Leonard further outlined that in order to govern the forest well, the government should promote and invest in CBFM and community forests conservation through sustainable forest based enterprise support (CoForEST) in every village across the country.
“The main goal of this project is to promote Sustainable pro-community natural forest management in ways that transforms the economics and governance of forest product value chains and contributes to climate change mitigation and adaptation,” he said.
He also proposed the government to protect community rights to manage their forests, including deciding on forest harvesting, as set out in the Forest Act and Village Land Act.
He also recommended that the government should maintain favorable policy environment for CBFM, including removal of the policy barrier imposed through GN 417 of 2019. The government need to develop and implement national CBFM strategy. There is also a need to develop partners to support the government of Tanzania and local communities through International climate financing to implement CBFM
For her part, Executive director of Tanzanian Community Forest Conservation Network (MJUMITA), Rahima Njaidi said the new policies and laws like the GN 417 which takes away the powers of the community in terms of the whole harvesting issue, it takes away the powers of the communities to decide who are the buyers, who are the harvesters.

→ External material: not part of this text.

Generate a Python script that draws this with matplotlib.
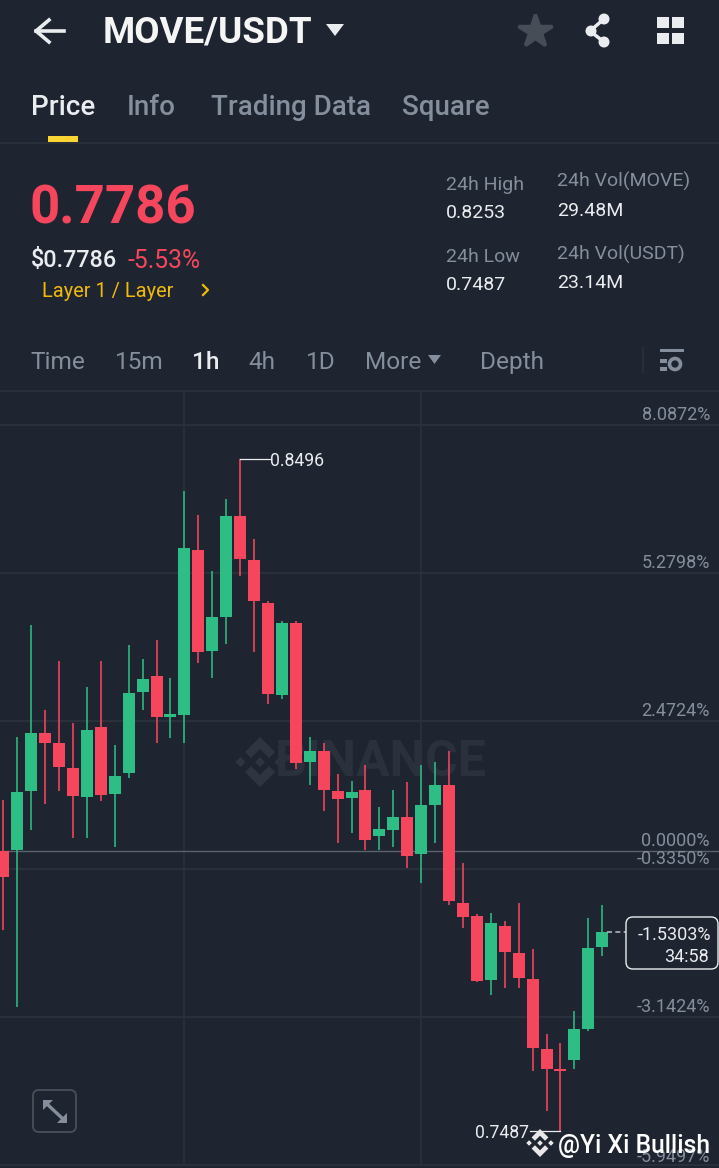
import matplotlib
matplotlib.use("Agg")
import matplotlib.pyplot as plt
from matplotlib.patches import Polygon, Rectangle, FancyBboxPatch, Circle

opens = [0.00, 0.02, 1.14, 2.24, 2.04, 1.57, 1.03, 2.36, 1.09, 1.48, 3.02,
         3.32, 2.54, 2.57, 5.71, 3.80, 4.44, 6.35, 5.52, 4.71, 2.96, 4.33,
         1.69, 1.89, 1.14, 1.01, 1.16, 0.29, 0.40, 0.64, -0.05, 0.87,
         1.25, -0.99, -1.23, -2.45, -1.42, -1.93, -2.43, -3.76, -4.15,
         -3.97, -3.37, -1.82]
closes = [-0.49, 1.12, 2.24, 2.04, 1.59, 1.05, 2.30, 1.06, 1.42, 2.99, 3.27,
          2.54, 2.59, 5.75, 3.77, 4.44, 6.35, 5.53, 4.74, 2.97, 4.33, 1.67,
          1.90, 1.16, 0.99, 1.11, 0.21, 0.42, 0.64, -0.09, 0.87, 1.26,
          -0.95, -1.25, -2.46, -1.37, -1.91, -2.41, -3.74, -4.13, -4.17,
          -3.38, -1.84, -1.54]
highs = [0.97, 2.17, 4.28, 2.67, 3.60, 2.42, 3.11, 3.60, 2.01, 3.91, 3.64,
         4.00, 3.29, 6.83, 6.38, 5.32, 6.67, 7.44, 5.91, 4.74, 4.36, 4.37,
         2.17, 2.04, 1.46, 1.32, 1.64, 0.83, 1.16, 1.30, 1.63, 1.69,
         1.89, -0.23, -1.19, -1.17, -1.32, -0.98, -1.85, -3.48, -3.64,
         -3.04, -1.27, -1.03]
lows = [-1.50, -2.96, 0.39, 0.90, 1.14, 0.25, 0.24, 0.95, 0.08, 1.39, 2.68,
        2.04, 2.15, 2.04, 3.56, 3.29, 3.93, 5.22, 3.78, 2.78, 2.89, 1.56,
        1.26, 0.75, 0.16, 0.35, 0.02, 0.02, 0.08, -0.32, -0.60, 0.16,
        -1.02, -1.47, -2.48, -2.73, -2.59, -2.59, -4.17, -4.93, -5.31,
        -4.13, -3.41, -2.00]
grid_levels = [8.0872, 5.2798, 2.4724, -0.3350, -3.1424, -5.9497]
grid_labels = ["8.0872%", "5.2798%", "2.4724%", "-0.3350%", "-3.1424%", "-5.9497%"]
vgrid = [13, 30]

BG = "#1e2530"
GREEN = "#2ebd85"
RED = "#f6465d"
GREY = "#848e9c"
WHITE = "#eaecef"
LINE = "#2b323c"

plt.rcParams["font.family"] = ["Roboto", "DejaVu Sans"]

fig = plt.figure(figsize=(7.19, 11.68), dpi=100, facecolor=BG)

# watermark layer sits under the candles
back = fig.add_axes([0, 0, 1, 1], facecolor=BG, zorder=0)
back.set_xlim(0, 719)
back.set_ylim(1168, 0)
back.axis("off")

# price chart, placed so the y scale matches the pixels of the screenshot
ax = fig.add_axes([0, 0, 1, 776 / 1168], facecolor="none", zorder=1)
ax.set_xlim(-0.237, 51.38)
ax.set_ylim(-6.013, 8.706)
ax.axis("off")

for lev in grid_levels:
    ax.axhline(lev, color=LINE, lw=1.3, zorder=1)
ax.vlines(vgrid, grid_levels[-1], 8.706, color=LINE, lw=1.2, zorder=1)
ax.axhline(0, color="#5a626e", lw=1.0, zorder=1)

for i in range(len(opens)):
    col = GREEN if closes[i] >= opens[i] else RED
    ax.vlines(i, lows[i], highs[i], color=col, lw=1.15, zorder=3)
    ax.bar(i, max(abs(closes[i] - opens[i]), 0.04), bottom=min(opens[i], closes[i]),
           width=0.86, color=col, lw=0, zorder=3)

# overlay in screenshot pixels for the app furniture
ui = fig.add_axes([0, 0, 1, 1], facecolor="none", zorder=2)
ui.set_xlim(0, 719)
ui.set_ylim(1168, 0)
ui.axis("off")


def label(x, y, s, size=15, color=GREY, weight="normal", ha="left", z=5, target=None):
    # va center lands a little high for this font
    (target or ui).text(x, y + 1.5, s, fontsize=size, color=color, fontweight=weight,
                        ha=ha, va="center", zorder=z)


def logo(target, cx, cy, r, color, z=2):
    shapes = [
        [(0, -0.2), (0.2, 0), (0, 0.2), (-0.2, 0)],
        [(0.78, -0.2), (0.98, 0), (0.78, 0.2), (0.58, 0)],
        [(-0.78, -0.2), (-0.58, 0), (-0.78, 0.2), (-0.98, 0)],
        [(0, -1), (0.6, -0.4), (0.36, -0.16), (0, -0.52), (-0.36, -0.16), (-0.6, -0.4)],
        [(0, 1), (0.6, 0.4), (0.36, 0.16), (0, 0.52), (-0.36, 0.16), (-0.6, 0.4)],
    ]
    for pts in shapes:
        target.add_patch(Polygon([(cx + a * r, cy + b * r) for a, b in pts], color=color,
                                 lw=0, zorder=z))


# header
ui.plot([36, 64], [31, 31], color=WHITE, lw=2.6)
ui.plot([49, 36, 49], [20, 31, 42], color=WHITE, lw=2.6)
label(103, 31, "MOVE/USDT", 26.5, "#f5f5f5", "bold")
ui.add_patch(Polygon([(326, 24), (344, 24), (335, 36)], color=WHITE, lw=0))
ui.plot([535], [31], marker="*", ms=25, color="#474d57", mec="#474d57", mew=2.5)
for a, b in [(604, 19), (604, 42)]:
    ui.plot([590, a], [31, b], color=WHITE, lw=2.5)
    ui.add_patch(Circle((a, b), 5.5, color=WHITE, lw=0))
ui.add_patch(Circle((591, 31), 5.5, color=WHITE, lw=0))
for a in (657, 672):
    for b in (17, 33):
        ui.add_patch(Rectangle((a, b), 12, 11, color=WHITE, lw=0))

# tabs
label(31, 106, "Price", 20, WHITE, "medium")
label(127, 106, "Info", 20, GREY, "medium")
label(211, 106, "Trading Data", 20, GREY, "medium")
label(402, 106, "Square", 20, GREY, "medium")
ui.add_patch(Rectangle((48, 136), 30, 6, color="#fcd535", lw=0))
ui.plot([0, 719], [142.5, 142.5], color=LINE, lw=1.2)

# price block
label(30, 208, "0.7786", 38, RED, "bold")
label(31, 259, "$0.7786", 16.8, WHITE, "medium")
label(127, 259, "-5.53%", 17.8, RED)
label(42, 290, "Layer 1 / Layer", 14.4, "#f0b90b")
ui.plot([203, 208, 203], [285, 290, 295], color="#f0b90b", lw=1.6)

label(446, 184, "24h High", 14)
label(446, 211, "0.8253", 14, WHITE)
label(446, 255, "24h Low", 14)
label(446, 283, "0.7487", 14, WHITE)
label(557, 180, "24h Vol(MOVE)", 14)
label(557, 209, "29.48M", 14, WHITE)
label(557, 253, "24h Vol(USDT)", 14)
label(557, 281, "23.14M", 14, WHITE)

# timeframes
for x, s in [(30, "Time"), (115, "15m"), (248, "4h"), (306, "1D"), (365, "More"), (480, "Depth")]:
    label(x, 361, s, 17.6)
label(192, 361, "1h", 17.6, WHITE, "medium")
ui.add_patch(Polygon([(428, 355), (441, 355), (434.5, 364)], color=GREY, lw=0))
ui.plot([643, 643], [348, 372], color=LINE, lw=1.2)
ui.add_patch(Rectangle((660, 349), 24, 3, color=GREY, lw=0))
ui.add_patch(Rectangle((660, 359), 7, 4, color=GREY, lw=0))
ui.add_patch(Rectangle((660, 367), 7, 4, color=GREY, lw=0))
ui.add_patch(Circle((675, 364), 5.5, fc="none", ec=GREY, lw=2.6))
ui.plot([0, 719], [391, 391], color=LINE, lw=1.2)

# axis labels
label_y = [414, 562, 710, 858, 1006, 1155]
for yy, s in zip(label_y, grid_labels):
    label(710, yy, s, 13, GREY, ha="right", target=back if s == "-5.9497%" else ui)
label(709, 840, "0.0000%", 13, GREY, ha="right")

# high / low markers
ui.plot([240, 270], [459, 459], color=WHITE, lw=0.9, zorder=4)
label(270, 459, "0.8496", 12.7, WHITE)
ui.plot([530, 559.5], [1131, 1131], color=WHITE, lw=0.9, zorder=4)
label(475, 1131, "0.7487", 12.7, WHITE)

# live price tag
ui.plot([607, 626], [932, 932], color="#aeb4bc", lw=1.2, ls=(0, (3, 2)))
ui.add_patch(FancyBboxPatch((630, 921), 84, 44, boxstyle="round,pad=4,rounding_size=7",
                            fc=BG, ec=WHITE, lw=1, zorder=4))
label(711, 934, "-1.5303%", 13, WHITE, ha="right")
label(709, 956, "34:58", 13, WHITE, ha="right")

# expand button
ui.add_patch(FancyBboxPatch((37, 1094), 35, 34, boxstyle="round,pad=4,rounding_size=6",
                            fc=BG, ec="#474d57", lw=1.4, zorder=4))
ui.plot([47, 63], [1104, 1119], color=GREY, lw=2.4, zorder=5)
ui.add_patch(Polygon([(43, 1100), (53, 1100), (43, 1110)], color=GREY, lw=0, zorder=5))
ui.add_patch(Polygon([(67, 1123), (57, 1123), (67, 1113)], color=GREY, lw=0, zorder=5))

# watermarks
logo(back, 260, 762, 25, "#2e3541")
label(275, 761, "BINANCE", 36, "#2a313c", "bold", target=back)
logo(ui, 540, 1143, 14, "#e8e8e8", z=6)
label(558, 1144, "@Yi Xi Bullish", 17.7, "#ffffff", "medium", z=6)

fig.savefig("out.png", dpi=100, facecolor=BG)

“We know that policies and laws are there but in any given communities, to engage the communities in forest management is very important. So, the issue is how to we enforce these laws to make sure that communities are real participating and benefiting from these forest resources?,” she said.

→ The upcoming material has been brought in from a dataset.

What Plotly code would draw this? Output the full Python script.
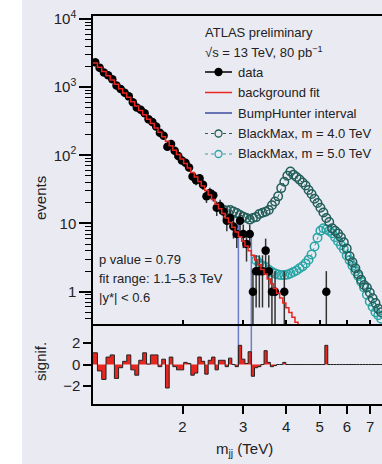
import numpy as np
import plotly.graph_objects as go

# ---------------- data ----------------
bin_edges = [1.100, 1.133, 1.166, 1.200, 1.234, 1.269, 1.305, 1.341, 1.378, 1.416,
             1.454, 1.493, 1.533, 1.573, 1.614, 1.656, 1.698, 1.741, 1.785, 1.830,
             1.875, 1.921, 1.968, 2.016, 2.065, 2.114, 2.164, 2.215, 2.267, 2.320,
             2.374, 2.429, 2.485, 2.542, 2.600, 2.659, 2.719, 2.780, 2.842, 2.905,
             2.969, 3.034, 3.100, 3.167, 3.235, 3.305, 3.376, 3.448, 3.521, 3.596,
             3.672, 3.749, 3.827, 3.907, 3.988, 4.070, 4.154, 4.239, 4.326, 4.414,
             4.504, 4.595, 4.688, 4.782, 4.878, 4.975, 5.074, 5.175, 5.277, 5.381,
             5.487, 5.595, 5.705, 5.817, 5.931, 6.047, 6.165, 6.285, 6.407, 6.531,
             6.658, 6.787, 6.918, 7.052, 7.188, 7.326, 7.467, 7.610]

data_counts = [2310, 1929, 1635, 1493, 1302, 1054, 939, 828, 731, 598,
               504, 464, 414, 339, 307, 265, 214, 194, 133, 146,
               117, 98, 84, 78, 66, 49, 43, 46, 37, 25,
               28, 26, 17, 18, 15, 11, 12, 9, 7, 11,
               7, 5, 7, 1, 2, 2, 2, 4, 2, 1,
               1, 0, 0, 1, 0, 0, 0, 0, 0, 0,
               0, 0, 0, 0, 0, 0, 0, 1, 0, 0,
               0, 0, 0, 0, 0, 0, 0, 0, 0, 0,
               0, 0, 0, 0, 0, 0, 0]

background_fit = [2258, 1956, 1693, 1466, 1270, 1097, 948, 819, 707, 610,
                  527, 455, 392, 338, 292, 251, 217, 187, 161, 138,
                  119, 103, 88.2, 75.8, 65.1, 56.0, 48.1, 41.4, 35.5, 30.4,
                  26.1, 22.4, 19.1, 16.4, 14.0, 12.0, 10.3, 8.77, 7.50, 6.41,
                  5.47, 4.68, 3.99, 3.41, 2.92, 2.48, 2.12, 1.81, 1.54, 1.31,
                  1.11, 0.947, 0.805, 0.685, 0.582, 0.495, 0.420, 0.357, 0.302]

significance = [1.1, -0.6, -1.4, 0.7, 0.9, -1.3, -0.3, 0.3, 0.9, -0.5,
                -1.0, 0.4, 1.1, 0.05, 0.9, 0.9, -0.2, 0.5, -2.2, 0.7,
                -0.2, -0.5, -0.5, 0.2, 0.1, -1.0, -0.8, 0.7, 0.3, -0.9,
                0.4, 0.7, -0.5, 0.4, 0.4, -0.2, 0.6, 0.0, -0.2, 1.8,
                0.5, 0.1, 1.2, -1.1, -0.3, -0.2, 0.0, 1.3, 0.2, -0.2,
                -0.1, 0, 0, 0.2, 0, 0, 0, 0, 0, 0,
                0, 0, 0, 0, 0, 0, 0, 1.8, 0, 0,
                0, 0, 0, 0, 0, 0, 0, 0, 0, 0,
                0, 0, 0, 0, 0, 0, 0]

blackmax4_first_bin = 35   # 1-based bin index of first point
blackmax4_counts = [15.8, 15.5, 15.8, 15.0, 14.2, 13.3, 12.6, 12.0, 11.4, 12.0,
                    12.4, 13.8, 14.4, 14.9, 15.8, 18.5, 21, 25, 33, 41,
                    50, 58, 52, 48, 44, 40, 36, 31, 27, 23,
                    20, 17, 14.5, 12, 10.5, 8.5, 7.8, 7.1, 6.3, 5.3,
                    4.3, 3.3, 2.7, 2.2, 1.8, 1.5, 1.25, 1.15, 0.97, 0.8,
                    0.68, 0.56, 0.5]

blackmax5_first_bin = 45
blackmax5_counts = [2.9, 2.6, 2.4, 2.3, 2.1, 1.95, 1.85, 1.78, 1.75, 1.75,
                    1.78, 1.85, 1.95, 2.05, 2.2, 2.35, 2.6, 2.95, 3.5, 4.6,
                    6.2, 7.8, 8.5, 8.2, 7.8, 7.2, 6.3, 5.5, 4.8, 4.2,
                    3.4, 2.9, 2.4, 2.0, 1.7, 1.4, 1.15, 0.9, 0.72, 0.6,
                    0.5, 0.45, 0.4]

bumphunter_interval = [2.905, 3.167]

x_tick_vals = [2, 3, 4, 5, 6, 7]
x_tick_text = ["2", "3", "4", "5", "6", "7"]
y_tick_vals = [1, 10, 100, 1000, 10000]
y_tick_text = ["1", "10", "10<sup>2</sup>", "10<sup>3</sup>", "10<sup>4</sup>"]
sig_tick_vals = [-2, 0, 2]
sig_tick_text = ["\u22122", "0", "2"]

legend_labels = ["data", "background fit", "BumpHunter interval",
                 "BlackMax, m = 4.0 TeV", "BlackMax, m = 5.0 TeV"]

# ---------------- styling ----------------
FONT = "Liberation Sans, Arial, sans-serif"
TXT = "#222222"
BG = "#eaeaf3"
RED = "#e8251f"
BLUE = "rgba(70,90,190,0.75)"
DARKTEAL = "#235e5a"
CYAN = "#2aa5a5"

# figure geometry (pixels)
W, H = 382, 464
ML, MR, MT, MB = 93, 0, 16, 60
PW, PH = W - ML - MR, H - MT - MB


def px2paper(px, py):
    return (px - ML) / PW, (H - MB - py) / PH


edges = np.array(bin_edges)
centers = 0.5 * (edges[:-1] + edges[1:])
counts = np.array(data_counts, dtype=float)
mask = counts > 0
err = np.sqrt(counts)

x_range = [np.log10(1.1), np.log10(7.58)]
y_range = [-0.474, 4.0425]
sig_range = [-3.7, 3.8]

fig = go.Figure()

# BumpHunter interval lines
bh_tops = [counts[list(edges).index(bumphunter_interval[0])],
           counts[list(edges).index(bumphunter_interval[1]) - 1]]
for xe, top in zip(bumphunter_interval, bh_tops):
    fig.add_trace(go.Scatter(x=[xe, xe], y=[10 ** y_range[0] * 0.8, top], mode="lines",
                             line=dict(color=BLUE, width=1.5), xaxis="x2", yaxis="y2",
                             showlegend=False, hoverinfo="skip"))
    fig.add_trace(go.Scatter(x=[xe, xe], y=[sig_range[1], 0], mode="lines",
                             line=dict(color=BLUE, width=1.5), xaxis="x", yaxis="y",
                             showlegend=False, hoverinfo="skip"))

# BlackMax signals
b5x = centers[blackmax5_first_bin - 1: blackmax5_first_bin - 1 + len(blackmax5_counts)]
fig.add_trace(go.Scatter(x=b5x, y=blackmax5_counts, mode="lines+markers",
                         line=dict(color=CYAN, width=1, dash="dot"),
                         marker=dict(symbol="circle-open", size=8.5, color=CYAN, line=dict(width=1.5)),
                         xaxis="x2", yaxis="y2", showlegend=False))
b4x = centers[blackmax4_first_bin - 1: blackmax4_first_bin - 1 + len(blackmax4_counts)]
fig.add_trace(go.Scatter(x=b4x, y=blackmax4_counts, mode="lines+markers",
                         line=dict(color=DARKTEAL, width=1, dash="dot"),
                         marker=dict(symbol="circle-open", size=8.5, color=DARKTEAL, line=dict(width=1.5)),
                         xaxis="x2", yaxis="y2", showlegend=False))

# data points
fig.add_trace(go.Scatter(x=centers[mask], y=counts[mask], mode="markers",
                         marker=dict(color="black", size=8.5),
                         error_y=dict(type="data", array=err[mask],
                                      arrayminus=np.minimum(err[mask], counts[mask] * 0.999),
                                      thickness=1.5, width=0, color="#333333"),
                         xaxis="x2", yaxis="y2", showlegend=False))

# background fit (step)
nf = len(background_fit)
fig.add_trace(go.Scatter(x=edges[:nf + 1], y=list(background_fit) + [background_fit[-1]],
                         mode="lines", line=dict(color=RED, width=1.5, shape="hv"),
                         xaxis="x2", yaxis="y2", showlegend=False))

# significance histogram
fig.add_trace(go.Scatter(x=edges, y=list(significance) + [significance[-1]], mode="lines",
                         line=dict(color="#222222", width=1, shape="hv"),
                         fill="tozeroy", fillcolor=RED, xaxis="x", yaxis="y",
                         showlegend=False, hoverinfo="skip"))

minor_vals = [k * 10.0 ** e for e in range(-1, 4) for k in range(2, 10)]

axis_common = dict(linecolor="black", linewidth=1.5, tickcolor="black", tickwidth=1.5,
                   showgrid=False, zeroline=False, automargin=False,
                   tickfont=dict(family=FONT, size=15, color=TXT))

split = 80 / PH
fig.update_layout(
    width=W, height=H,
    margin=dict(l=ML, r=MR, t=MT, b=MB, pad=0, autoexpand=False),
    paper_bgcolor=BG, plot_bgcolor="rgba(0,0,0,0)",
    font=dict(family=FONT, size=13, color=TXT),
    showlegend=False,
    xaxis=dict(type="log", range=x_range, domain=[0, 1], anchor="y",
               tickmode="array", tickvals=x_tick_vals, ticktext=x_tick_text,
               ticks="outside", ticklen=8, showline=True, mirror=False, **axis_common),
    yaxis=dict(range=sig_range, domain=[0, split], anchor="x",
               tickmode="array", tickvals=sig_tick_vals, ticktext=sig_tick_text,
               ticks="outside", ticklen=8, showline=True, **axis_common),
    xaxis2=dict(type="log", range=x_range, domain=[0, 1], anchor="y2", matches="x",
                tickmode="array", tickvals=x_tick_vals, showticklabels=False,
                ticks="inside", ticklen=4, showline=True, mirror=True, **axis_common),
    yaxis2=dict(type="log", range=y_range, domain=[split, 1.0], anchor="x2",
                tickmode="array", tickvals=y_tick_vals, ticktext=y_tick_text,
                ticks="outside", ticklen=12, showline=True,
                minor=dict(tickvals=minor_vals, ticks="outside", ticklen=6,
                           tickwidth=1.2, tickcolor="black"),
                **axis_common),
)

shapes = []
# white strip at the far left of the picture
shapes.append(dict(type="rect", xref="paper", yref="paper",
                   x0=-ML / PW, x1=(22 - ML) / PW, y0=-MB / PH - 0.01, y1=1 + MT / PH + 0.01,
                   fillcolor="white", line=dict(width=0), layer="below"))

ann = []


def txt(text, px, py, **kw):
    x, y = px2paper(px, py)
    d = dict(text=text, x=x, y=y, xref="paper", yref="paper", showarrow=False,
             font=dict(family=FONT, size=13, color=TXT), xanchor="left", yanchor="middle")
    d.update(kw)
    ann.append(d)


# legend block (drawn by hand)
txt("ATLAS preliminary", 203, 33)
txt("\u221As = 13 TeV, 80 pb<sup>\u22121</sup>", 203, 52)
row_y = [72, 92.5, 113, 133.5, 154]
sym_x0, sym_x1, text_x = 205, 232, 236
sym_styles = [
    dict(color="black", dash="solid", marker="filled"),
    dict(color=RED, dash="solid", marker=None),
    dict(color="#3a4ca0", dash="solid", marker=None),
    dict(color=DARKTEAL, dash="dot", marker="open"),
    dict(color=CYAN, dash="dot", marker="open"),
]
for label, yy, st in zip(legend_labels, row_y, sym_styles):
    xa, ya = px2paper(sym_x0, yy)
    xb, _ = px2paper(sym_x1, yy)
    shapes.append(dict(type="line", xref="paper", yref="paper", x0=xa, x1=xb, y0=ya, y1=ya,
                       line=dict(color=st["color"], width=1.5 if st["dash"] == "solid" else 1.2,
                                 dash=st["dash"])))
    if st["marker"]:
        xc, yc = px2paper((sym_x0 + sym_x1) / 2, yy)
        r = 3.5
        shapes.append(dict(type="circle", xref="paper", yref="paper",
                           xsizemode="pixel", ysizemode="pixel", xanchor=xc, yanchor=yc,
                           x0=-r, x1=r, y0=-r, y1=r,
                           fillcolor=st["color"] if st["marker"] == "filled" else BG,
                           line=dict(color=st["color"], width=1.3)))
    txt(label, text_x, yy)

txt("p value = 0.79", 97, 259)
txt("fit range: 1.1\u20135.3 TeV", 97, 278)
txt("|y*| < 0.6", 97, 297)
txt("events", 40, 198, xanchor="center", textangle=-90,
    font=dict(family=FONT, size=15, color=TXT))
txt("signif.", 40, 362, xanchor="center", textangle=-90,
    font=dict(family=FONT, size=15, color=TXT))
txt("m<sub>jj</sub> (TeV)", 244, 449, xanchor="center",
    font=dict(family=FONT, size=15, color=TXT))

fig.update_layout(annotations=ann, shapes=shapes)

# remove the default page margin so the figure sits at the window's top-left corner
fig.write_html("out.html", config={"displayModeBar": False},
               post_script="document.body.style.margin='0px';document.body.style.padding='0px';")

She said it is important to give the local communities their rights to participate and benefit from the forest for sustainable management of the forests.
We have the forest Act of 2002, the village land Act of 1999, we also have the local government authorities Act of 1982 which all give the communities in the village powers and ownership of the resources. So, the only thing we have to do as a nation is to implement these laws as they are.
MCDI Executive director Jasper Makala pointed out the need for using modern technology so that the communities could go into value chain for more benefits.
Citing an example of Kilwa villages, he explained that when the local communities are engaged in the forest value chain can enhanced socio-economic development in rural areas.
“Kilwa villagers have stopped from selling logs, now they are selling forest value chains and the harvesting is conducted sustainably using machines with high technology that also adds to recovery rate,” he said.
“From the experience, the local communities have stopped illegal harvesting using Chain saws and now they have embarked on high technology. This value addition has improved participation of the local communities and improved forest conservation and management.
Explaining the real situation on the ground, TFCG Executive director Charles Meshack said policy, decision makers and the government in particular should understand that there is a huge problem in the near future that might prompt the natural forests on the village land to disappear within 30 to fifty years time.
He said that one of the main challenges facing natural forests is the conversion of forest into other land use such a agriculture, a situation which has accelerated rapid deforestation.
He said Tanzania basically has 48.1million hectares of forests of which about 45 percent is on the village land that is about 22 million hectares. “Out of these 22 million hectares, it is only five million hectares that are under community based forest management (CBFM), the rest which is 17 million is not under any kind of CBFM,” he said.
“ With increase of population, these forests are likely to disappear within 50 years to come or less, he said.
He said there are several challenges that has caused rapid deforestation, citing competing land use which are very necessary in terms of development. This include agriculture, he said.
“When you increase production of crops, it is in the expense of clearing the forests. The other challenge is not recognizing the value of the natural forests. In most cases the law under the land Act does not give value to the natural forests, normally the compensation is zero percent, however general perception is on land. So, this discourages communities to conserve these natural forests. So, the law has to look at natural forests as part of development, he said.
Another challenge is the competing interests between sectors and this is related to the law, citing the GN 417 of 2019, he said this acts like a stumbling block as it does not create incentives for the communities already have CBFM.
So, one of the solutions that we have seen is to build capacity for the communities so that they can implement community based forest management (CBFM) which means they can set aside some of these forests, become the owner and harvest them sustainably.
Contributing to the discussion, a member of Parliamentary committee member for Land, Natural Resource and Tourism Soud Mohamed Jumah advised the natural forest conservators and advised that they should write a short Executive summary like a policy brief analyzing research findings, policy implications and recommendations to help them advise the government well.
“This Executive summary will be helpful to all of us. But I would also advise you to go further and add value to the forest products which means instead of selling timbers, the community can start selling tables and chairs,” he said.
A Member of Parliament for Kawe who is also Parliamentary committee member for the Industries, Trade and Environment Bishop Josephat Gwajima welcomed the forest conservators to his Constituency particularly Mabwepande where there are forests to support CBFM and community forests conservation through sustainable forest based enterprise
A Parliamentary committee member for the Industries, Trade and Environment Charles Kimei commended CBFM initiatives being taken by the natural forest conservators and asked the government to borrow a leaf and implement the same in Kilimanjaro to protect the forests around Mount Kilimanjaro and other parts of region.